• Information shown
· · ·

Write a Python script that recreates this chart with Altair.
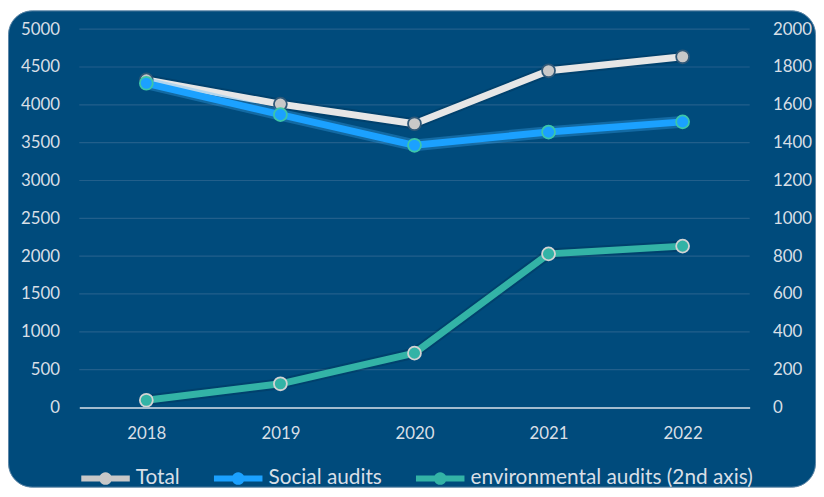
import altair as alt
import pandas as pd

years = ["2018", "2019", "2020", "2021", "2022"]
total = [4330, 4010, 3750, 4450, 4635]
social = [4285, 3870, 3465, 3640, 3775]
env = [38, 125, 287, 812, 853]
left_ticks = [0, 500, 1000, 1500, 2000, 2500, 3000, 3500, 4000, 4500, 5000]
right_ticks = [0, 200, 400, 600, 800, 1000, 1200, 1400, 1600, 1800, 2000]

names = ["Total", "Social audits", "environmental audits (2nd axis)"]
fill_range = ["#c8c8c8", "#1ba1ff", "#33b3a6"]

left_df = pd.DataFrame({
    "year": years * 2,
    "value": total + social,
    "series": [names[0]] * 5 + [names[1]] * 5,
})
env_df = pd.DataFrame({"year": years, "value": env, "series": [names[2]] * 5})
grid_df = pd.DataFrame({"value": left_ticks[1:]})

BG = "#004b7c"
LABEL = "#d8dfe6"
FONT = "Lato"

sym = ("M-1,-0.12 L-0.2307,-0.12 A0.26,0.26 0 0,1 0.2307,-0.12 L1,-0.12 "
       "L1,0.12 L0.2307,0.12 A0.26,0.26 0 0,1 -0.2307,0.12 L-1,0.12 Z")

legend = alt.Legend(
    title=None, orient="none", legendX=2, legendY=429, direction="horizontal",
    symbolType=sym, symbolSize=2400, symbolStrokeWidth=0, symbolOpacity=1,
    labelFontSize=21, labelColor=LABEL, labelFont=FONT, labelOffset=6,
    labelLimit=400, columnPadding=34, padding=0,
)

x_enc = alt.X("year:O", scale=alt.Scale(type="point", padding=0.5),
              axis=alt.Axis(title=None, labelAngle=0, labelPadding=18, ticks=False,
                            domainColor="#a3bccf", domainWidth=2, zindex=1,
                            labelColor=LABEL, labelFontSize=17, labelFont=FONT,
                            grid=False))

y_left = alt.Y("value:Q", scale=alt.Scale(domain=[0, 5000], nice=False),
               axis=alt.Axis(title=None, orient="left", values=left_ticks, format="d",
                             ticks=False, domain=False, labelPadding=20, zindex=1,
                             labelColor=LABEL, labelFontSize=17, labelFont=FONT,
                             grid=False))
y_right = alt.Y("value:Q", scale=alt.Scale(domain=[0, 2000], nice=False),
                axis=alt.Axis(title=None, orient="right", values=right_ticks, format="d",
                              ticks=False, domain=False, labelPadding=23, zindex=1,
                              labelColor=LABEL, labelFontSize=17, labelFont=FONT,
                              grid=False))

fill_enc = alt.Fill("series:N", scale=alt.Scale(domain=names, range=fill_range), legend=legend)


def series(df, name, y, line_color, pt_stroke, glow=None, shadow=True):
    base = alt.Chart(df).transform_filter(alt.datum.series == name)
    layers = []
    if shadow:
        layers.append(base.mark_line(color="#00233f", strokeWidth=11, opacity=0.25,
                                     strokeCap="round", strokeJoin="round")
                      .encode(x=x_enc, y=y))
    if glow:
        layers.append(base.mark_line(color=glow, strokeWidth=12, opacity=0.3,
                                     strokeCap="round", strokeJoin="round")
                      .encode(x=x_enc, y=y))
    layers.append(base.mark_line(color=line_color, strokeWidth=7, strokeJoin="round")
                  .encode(x=x_enc, y=y))
    layers.append(base.mark_point(filled=True, size=170, opacity=1, stroke=pt_stroke,
                                  strokeWidth=1.8, shape="circle")
                  .encode(x=x_enc, y=y, fill=fill_enc))
    return layers


grid = alt.Chart(grid_df).mark_rule(color="#225f8b", strokeWidth=1.2).encode(
    y=y_left, x=alt.value(0), x2=alt.value(677))

left = alt.layer(
    grid,
    *series(left_df, names[0], y_left, "#e6e6e6", "#2f5878"),
    *series(left_df, names[1], y_left, "#1ba1ff", "#3cc6a8", glow="#3fb2ff", shadow=False),
)
right = alt.layer(*series(env_df, names[2], y_right, "#33b3a6", "#d3d3d3"))

bg = alt.Chart(pd.DataFrame({"a": [0]})).mark_rect(
    fill=BG, cornerRadius=24, stroke="#5d86a6", strokeWidth=1
).encode(x=alt.value(-71.5), x2=alt.value(743.5), y=alt.value(-18.5), y2=alt.value(462.5))

chart = alt.layer(bg, left, right).resolve_scale(y="independent").properties(
    width=677, height=382,
    padding={"left": 72, "top": 19, "right": 67, "bottom": 82},
    autosize=alt.AutoSizeParams(type="none"),
).configure(background="white", font=FONT).configure_view(stroke=None)

chart.save("out.html", embed_options={"renderer": "svg", "actions": False})
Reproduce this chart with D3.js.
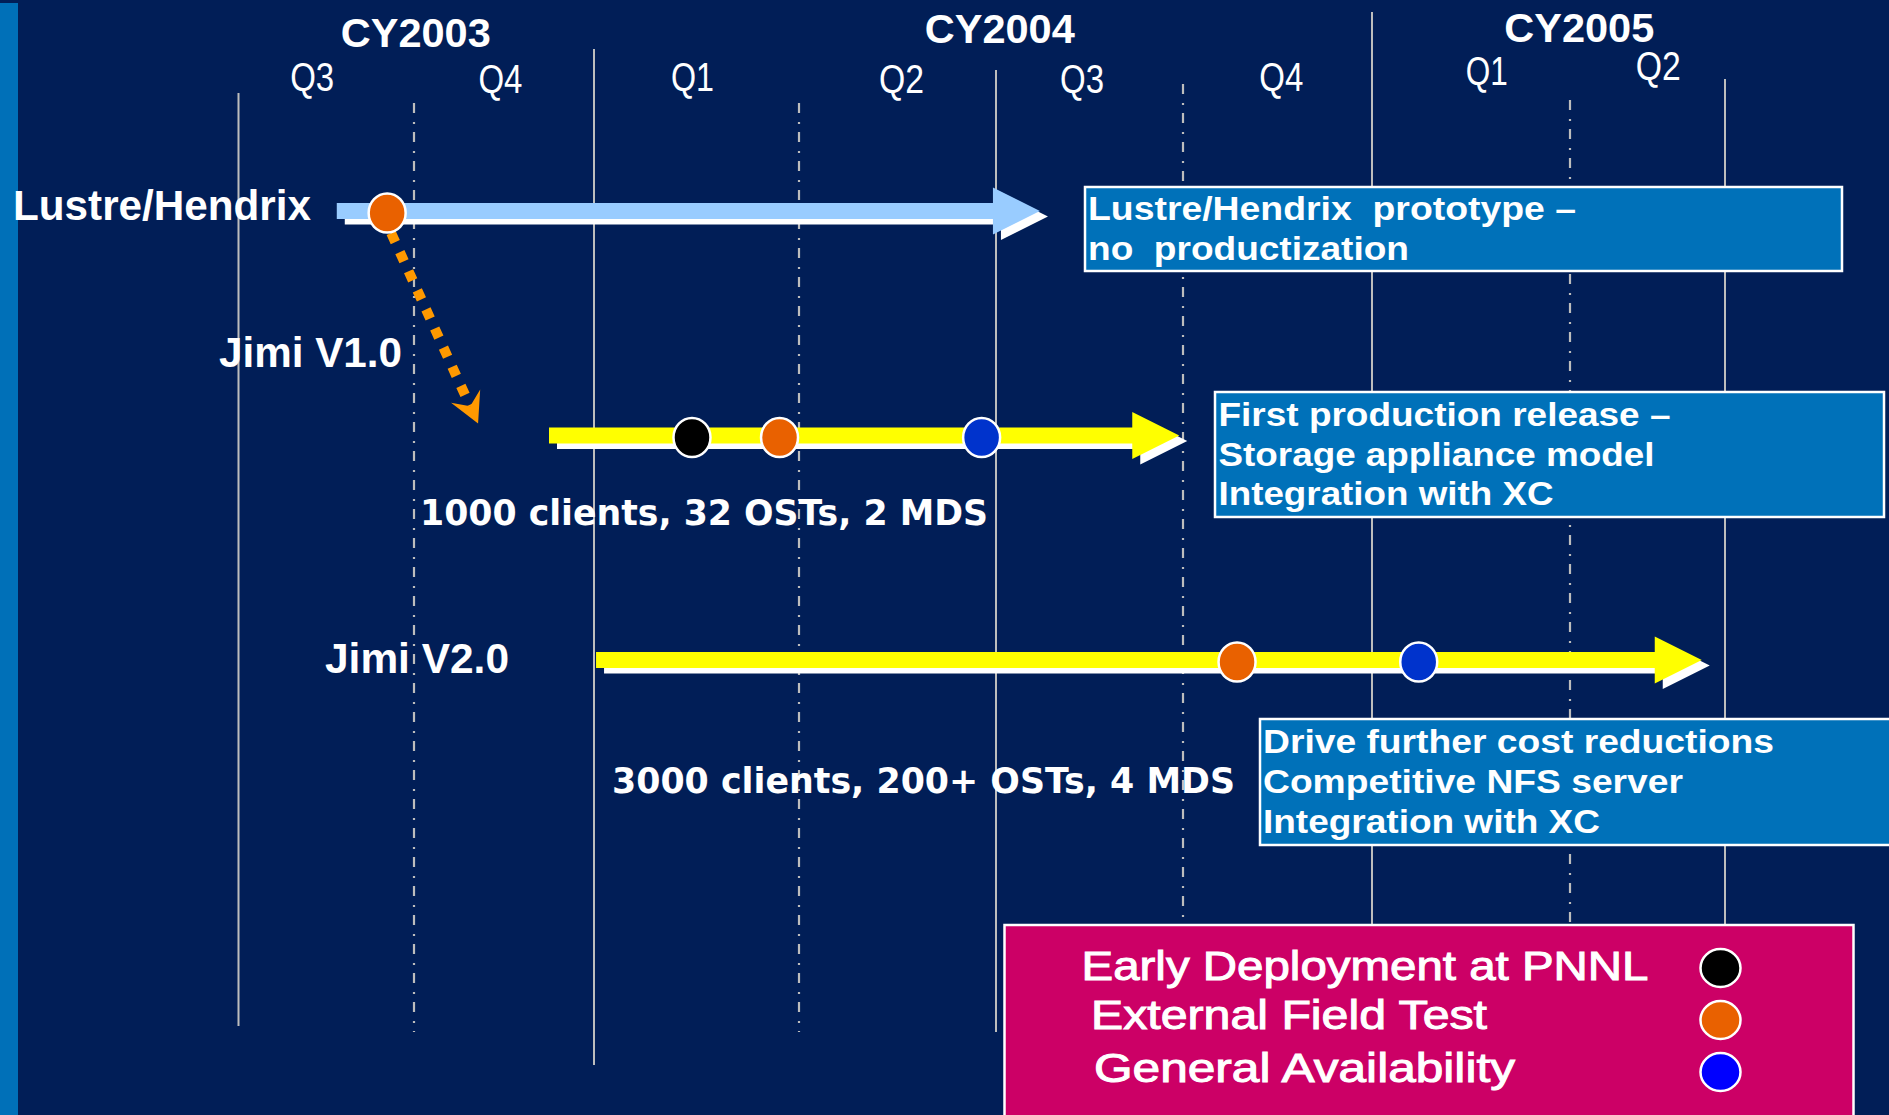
<!DOCTYPE html>
<html>
<head>
<meta charset="utf-8">
<script src="https://cdn.jsdelivr.net/npm/d3@7"></script>
<style>
  html, body { margin: 0; padding: 0; background: #011E57; overflow: hidden; }
  svg { display: block; }
</style>
</head>
<body>
<svg id="chart" width="1889" height="1115"></svg>
<script>
// ---------------- DATA ----------------
// timeline in quarter units: 0 = start of Q3 CY2003, 8 = end of Q2 CY2005
const boundaryQuarters = [0, 1, 2, 3, 4, 5, 6, 7, 8];
const boundaryKinds = ["solid", "dash", "solid", "dash", "solid", "dash", "solid", "dash", "solid"];
const quarterLabels = ["Q3", "Q4", "Q1", "Q2", "Q3", "Q4", "Q1", "Q2"];
const quarterLabelAt = [0.42, 1.48, 2.48, 3.52, 4.46, 5.52, 6.58, 7.57];
const yearLabels = ["CY2003", "CY2004", "CY2005"];
const yearLabelAt = [1.01, 4.02, 7.06];

const trackNames = ["Lustre/Hendrix", "Jimi V1.0", "Jimi V2.0"];
const trackStart = [0.56, 1.75, 2.01];
const trackEnd = [4.235, 4.98, 7.85];

const milestoneTrack = [0, 1, 1, 1, 2, 2];
const milestoneAt = [0.847, 2.478, 2.905, 3.927, 5.286, 6.236];
const milestoneType = ["eft", "early", "eft", "ga", "eft", "ga"];

// derived-release connector: from Lustre milestone 0 to Jimi V1.0 track
const connectorFrom = 0;
const connectorToTrack = 1;
const connectorToAt = 1.356;

const capacityNotes = ["1000 clients, 32 OSTs, 2 MDS", "3000 clients, 200+ OSTs, 4 MDS"];

const note1Lines = ["Lustre/Hendrix  prototype –", "no  productization"];
const note2Lines = ["First production release –", "Storage appliance model", "Integration with XC"];
const note3Lines = ["Drive further cost reductions", "Competitive NFS server", "Integration with XC"];

const legendLabels = ["Early Deployment at PNNL", "External Field Test", "General Availability"];
const legendTypes = ["early", "eft", "ga"];

// ---------------- STYLE / LAYOUT ----------------
const BG = "#011E57";
const GRID = "#BDBDBD";
const BOX = "#0071B9";
const LEGEND_BG = "#CC0066";
const trackColor = ["#99CCFF", "#FFFF00", "#FFFF00"];
const dotColor = { early: "#000000", eft: "#E96100", ga: "#0033CC" };
const legendDotColor = { early: "#000000", eft: "#E96100", ga: "#0000FF" };
const BOLD = "'Liberation Sans', Arial, Helvetica, sans-serif";
const NARROW = "'Liberation Sans Narrow', 'Liberation Sans', Arial, sans-serif";
const HEAVY = "'DejaVu Sans', 'Liberation Sans', sans-serif";

const svg = d3.select("#chart");

const x = d3.scaleLinear()
  .domain(boundaryQuarters)
  .range([238.5, 414, 594, 799, 996, 1183, 1372, 1570, 1725]);
const y = d3.scalePoint().domain(trackNames).range([211, 660]);

const gridTop = [93, 103, 49, 103, 70, 84, 12, 100, 79];
const gridBottom = [1026, 1032, 1065, 1032, 1032, 1060, 1060, 1060, 1060];
const qLabelBase = [91, 93, 91, 93, 93, 91, 85, 80];
const qLabelWidth = [44, 44, 43, 45, 44, 44, 42, 45];
const yearBase = [47, 43, 42];

// background
svg.append("rect").attr("width", 1889).attr("height", 1115).attr("fill", BG);
svg.append("rect").attr("x", 0).attr("y", 3).attr("width", 18).attr("height", 1112).attr("fill", "#0070B8");

// grid lines (quarter boundaries)
svg.append("g").selectAll("line")
  .data(boundaryQuarters)
  .join("line")
  .attr("x1", d => x(d)).attr("x2", d => x(d))
  .attr("y1", (d, i) => gridTop[i]).attr("y2", (d, i) => gridBottom[i])
  .attr("stroke", GRID)
  .attr("stroke-width", (d, i) => boundaryKinds[i] === "solid" ? 2 : 2.2)
  .attr("stroke-dasharray", (d, i) => boundaryKinds[i] === "solid" ? null : "10,9,2,8");

// year labels
svg.append("g").selectAll("text")
  .data(yearLabels)
  .join("text")
  .attr("x", (d, i) => x(yearLabelAt[i]) - 75)
  .attr("y", (d, i) => yearBase[i])
  .attr("textLength", 150).attr("lengthAdjust", "spacingAndGlyphs")
  .attr("font-family", BOLD).attr("font-weight", "bold").attr("font-size", 41)
  .attr("fill", "#fff")
  .text(d => d);

// quarter labels
svg.append("g").selectAll("text")
  .data(quarterLabels)
  .join("text")
  .attr("x", (d, i) => x(quarterLabelAt[i]) - qLabelWidth[i] / 2)
  .attr("y", (d, i) => qLabelBase[i])
  .attr("textLength", (d, i) => qLabelWidth[i]).attr("lengthAdjust", "spacingAndGlyphs")
  .attr("font-family", NARROW).attr("font-size", 40)
  .attr("fill", "#fff")
  .text(d => d);

// note boxes
function noteBox(x0, y0, w, h, lines, tx, bases, widths) {
  const g = svg.append("g");
  g.append("rect").attr("x", x0).attr("y", y0).attr("width", w).attr("height", h)
    .attr("fill", BOX).attr("stroke", "#fff").attr("stroke-width", 2.5);
  g.selectAll("text").data(lines).join("text")
    .attr("x", tx).attr("y", (d, i) => bases[i])
    .attr("textLength", (d, i) => widths[i]).attr("lengthAdjust", "spacingAndGlyphs")
    .style("white-space", "pre")
    .attr("font-family", BOLD).attr("font-weight", "bold").attr("font-size", 34)
    .attr("fill", "#fff")
    .text(d => d);
}
noteBox(1085, 187, 757, 84, note1Lines, 1088, [220, 260], [488, 321]);
noteBox(1215, 392, 669, 125, note2Lines, 1218.5, [426, 466, 505], [452, 436, 335]);
noteBox(1260, 719, 640, 126, note3Lines, 1263, [753, 793, 833], [511, 420, 337]);

// track arrows
function arrowPath(x0, x1, cy) {
  const h = 8, H = 23.5, L = 47;
  const p = d3.path();
  p.moveTo(x0, cy - h); p.lineTo(x1 - L, cy - h); p.lineTo(x1 - L, cy - H);
  p.lineTo(x1, cy); p.lineTo(x1 - L, cy + H); p.lineTo(x1 - L, cy + h);
  p.lineTo(x0, cy + h); p.closePath();
  return p.toString();
}
const tracks = trackNames.map((n, i) => ({ name: n, s: trackStart[i], e: trackEnd[i], i }));
const tg = svg.append("g");
tg.selectAll("path.shadow").data(tracks).join("path")
  .attr("class", "shadow")
  .attr("d", d => arrowPath(x(d.s), x(d.e), y(d.name)))
  .attr("transform", "translate(8,5.5)")
  .attr("fill", "#fff");
tg.selectAll("path.arrow").data(tracks).join("path")
  .attr("class", "arrow")
  .attr("d", d => arrowPath(x(d.s), x(d.e), y(d.name)))
  .attr("fill", d => trackColor[d.i]);

// connector (dashed orange arrow)
{
  const x0 = x(milestoneAt[connectorFrom]) + 4;
  const y0 = y(trackNames[milestoneTrack[connectorFrom]]) + 22;
  const x1 = x(connectorToAt);
  const y1 = y(trackNames[connectorToTrack]) - 12;
  const dx = x1 - x0, dy = y1 - y0, len = Math.hypot(dx, dy);
  const ux = dx / len, uy = dy / len, px = -uy, py = ux;
  const back = 30, half = 16, notch = 19;
  svg.append("line")
    .attr("x1", x0).attr("y1", y0)
    .attr("x2", x1 - ux * notch).attr("y2", y1 - uy * notch)
    .attr("stroke", "#FF9900").attr("stroke-width", 10)
    .attr("stroke-dasharray", "10,11");
  const pts = [
    [x1, y1],
    [x1 - ux * back + px * half, y1 - uy * back + py * half],
    [x1 - ux * notch, y1 - uy * notch],
    [x1 - ux * back - px * half, y1 - uy * back - py * half]
  ];
  svg.append("polygon").attr("points", pts.map(p => p.join(",")).join(" "))
    .attr("fill", "#FF9900");
}

// milestone dots
const ms = milestoneAt.map((a, i) => ({ a, t: milestoneTrack[i], type: milestoneType[i] }));
svg.append("g").selectAll("ellipse").data(ms).join("ellipse")
  .attr("cx", d => x(d.a))
  .attr("cy", d => y(trackNames[d.t]) + 2)
  .attr("rx", 18.5).attr("ry", 19.5)
  .attr("fill", d => dotColor[d.type])
  .attr("stroke", "#fff").attr("stroke-width", 2.5);

// track labels
const trackLabelPos = [{ x: 13, y: 220, w: 298 }, { x: 219, y: 367, w: 183 }, { x: 325, y: 673, w: 184 }];
svg.append("g").selectAll("text").data(trackNames).join("text")
  .attr("x", (d, i) => trackLabelPos[i].x).attr("y", (d, i) => trackLabelPos[i].y)
  .attr("textLength", (d, i) => trackLabelPos[i].w).attr("lengthAdjust", "spacingAndGlyphs")
  .attr("font-family", BOLD).attr("font-weight", "bold").attr("font-size", 42)
  .attr("fill", "#fff")
  .text(d => d);

// capacity notes
const capPos = [{ x: 420, y: 525, w: 568 }, { x: 612, y: 793, w: 623 }];
svg.append("g").selectAll("text").data(capacityNotes).join("text")
  .attr("x", (d, i) => capPos[i].x).attr("y", (d, i) => capPos[i].y)
  .attr("textLength", (d, i) => capPos[i].w).attr("lengthAdjust", "spacingAndGlyphs")
  .attr("font-family", HEAVY).attr("font-weight", "bold").attr("font-size", 35)
  .attr("fill", "#fff")
  .text(d => d);

// legend
const lg = svg.append("g");
lg.append("rect").attr("x", 1004.5).attr("y", 925).attr("width", 849).attr("height", 200)
  .attr("fill", LEGEND_BG).attr("stroke", "#fff").attr("stroke-width", 2.5);
const legY = d3.scalePoint().domain(legendTypes).range([968, 1072]);
const legText = [{ x: 1081.5, dy: 12, w: 567 }, { x: 1091, dy: 9, w: 396 }, { x: 1094, dy: 10, w: 421 }];
lg.selectAll("text").data(legendLabels).join("text")
  .attr("x", (d, i) => legText[i].x)
  .attr("y", (d, i) => legY(legendTypes[i]) + legText[i].dy)
  .attr("textLength", (d, i) => legText[i].w).attr("lengthAdjust", "spacingAndGlyphs")
  .attr("font-family", BOLD).attr("font-weight", "normal")
  .attr("font-size", 41)
  .attr("fill", "#fff").attr("stroke", "#fff").attr("stroke-width", 1)
  .text(d => d);
lg.selectAll("ellipse").data(legendTypes).join("ellipse")
  .attr("cx", 1720.5).attr("cy", d => legY(d))
  .attr("rx", 20).attr("ry", 19)
  .attr("fill", d => legendDotColor[d])
  .attr("stroke", "#fff").attr("stroke-width", 2.5);
</script>
</body>
</html>
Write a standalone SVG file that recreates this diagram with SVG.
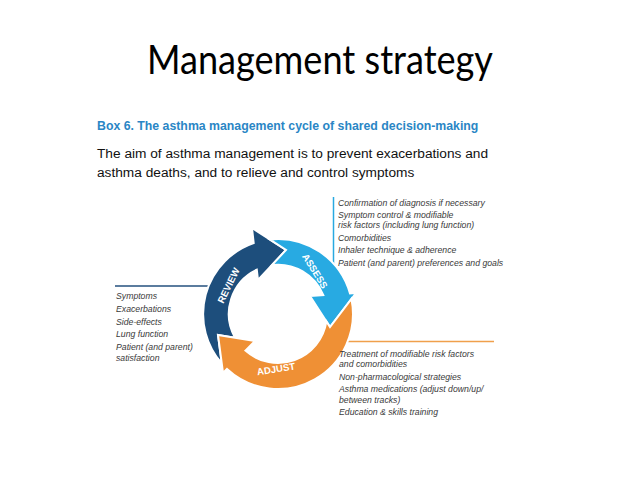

· · ·

• Written instruction
Repeat only the lines between the top of the entries above and the line containing "L0.2307,0.12 A0.26,0.26 0", both ends included, without the pictures.

• Response
Write a Python script that recreates this chart with Altair.
import altair as alt
import pandas as pd

years = ["2018", "2019", "2020", "2021", "2022"]
total = [4330, 4010, 3750, 4450, 4635]
social = [4285, 3870, 3465, 3640, 3775]
env = [38, 125, 287, 812, 853]
left_ticks = [0, 500, 1000, 1500, 2000, 2500, 3000, 3500, 4000, 4500, 5000]
right_ticks = [0, 200, 400, 600, 800, 1000, 1200, 1400, 1600, 1800, 2000]

names = ["Total", "Social audits", "environmental audits (2nd axis)"]
fill_range = ["#c8c8c8", "#1ba1ff", "#33b3a6"]

left_df = pd.DataFrame({
    "year": years * 2,
    "value": total + social,
    "series": [names[0]] * 5 + [names[1]] * 5,
})
env_df = pd.DataFrame({"year": years, "value": env, "series": [names[2]] * 5})
grid_df = pd.DataFrame({"value": left_ticks[1:]})

BG = "#004b7c"
LABEL = "#d8dfe6"
FONT = "Lato"

sym = ("M-1,-0.12 L-0.2307,-0.12 A0.26,0.26 0 0,1 0.2307,-0.12 L1,-0.12 "
       "L1,0.12 L0.2307,0.12 A0.26,0.26 0 0,1 -0.2307,0.12 L-1,0.12 Z")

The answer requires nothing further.